Mais certaines questions demeurent : pourquoi le Vatican, qui étaient au courant des enfants de Maciel en 2005, n’a pas diffusé l’information ou n’a pas poussé les Légionnaires à le faire lorsque Benoît XVI l’a démis de ses fonctions en 2006 ? Pourquoi avoir caché cela et d’autres informations jusqu’en 2010 ? José Barba, (cité par Magister) qui est aujourd’hui professeur à la retraite de l’Université de Mexico, soutient que l’objectif fondamental de Benoît XVI était de protéger la réputation de Jean-Paul II. « Ratzinger voulait protéger la béatification de Wojtyla », affirme Barba. Mais il a commis des erreurs. Notamment celle, assez significative, de refuser de rencontrer les victimes de Maciel lors de sa visite pastorale au Mexique. C’était peut-être une décision conforme à la volonté de garder profil bas sur la question des Légionnaires du Christ… mais cela s’est avéré surtout être une décision « politiquement » erronée quand on voit toutes les critiques que cela a généré. Ce n’est qu’à partir de là que Ratzinger, qui en tant que cardinal avait éludé toutes les demandes d’enquêtes à l’encontre du prêtre mexicain, s’est retrouvé pour la première fois à devoir s’expliquer sur l’enthousiasme embarrassant du pape polonais à l’égard de Maciel, y compris après la plainte de 1998.

Comme cela été dit, l’enquête vaticane a démarré après la mort de Jean-Paul II. Mais l’annonce du Secrétaire d’Etat, Angelo Sodano, le 20 mai 2005, affirmant que Maciel ne subirait de procès canonique soulève de graves questions, notamment sur la responsabilité du pape allemand. En septembre 2005 (soit huit mois avant la suspension imposée par Benoît XVI), Sodano - actuellement doyen du Collège des cardinaux – invitait son ami Maciel à Lucca en tant qu’invité officiel d’une prestigieuse conférence. D’après Barba, en maintenant le couvercle sur la vie secrète de Maciel, Ratzinger espérait « défendre la cause de la canonisation de Jean-Paul II des accusations selon lesquelles celui-ci aurait protégé un psychopathe. » Ratzinger l’aurait ainsi protégé à son tour, et simultanément se serait protégé lui-même. »

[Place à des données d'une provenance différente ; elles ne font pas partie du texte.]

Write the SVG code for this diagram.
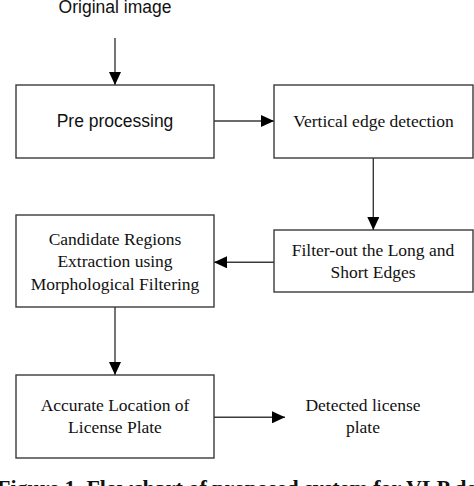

Voir en ligne : http://temi.repubblica.it/micromega...

Vos réactions

  • Bravo aux fondateurs de ce site. Le travail que vous accomplissez est aussi important que colossal. Les faits rapportés dans cette affaire laissent pointer entre les divers témoignage qui se recoupent, jusqu’à quel point les papes eux-mêmes peuvent être bernés par l’appât du gain -ici, c’est clair que JP2 n’avait aucun avantage à enquêter sur la vie de Maciel, l’important étant les vocations et les sous qui entraient ! On peut alors se convaincre soi-même que la fécondité de l’Église l’emporte sur l’examen d’un prêtre, et surtout que l’on sait tous en Église que « Dieu écrit droit sur des lignes courbes. » D’autre part, le chrétien apprend très tôt que « La Vérité rend libre. » Il reste à espérer que rien n’arrivera au Pape François qui semble être un homme libre et conscient, puisqu’il ne cesse de demander que l’on prie pour lui, qui se reconnait humblement pécheur. Marie

  • Le Pape émérite, le Pape saint et l’ami pédophile 30 avril 2015 01:49, par Guy @Guylys333

    Bonjour !

    je crois que le Pape Jean Paul 2 étais complètement sous le contrôle de l’opus dei et qu’il recevait les informations que la secte voulais bien lui fournir.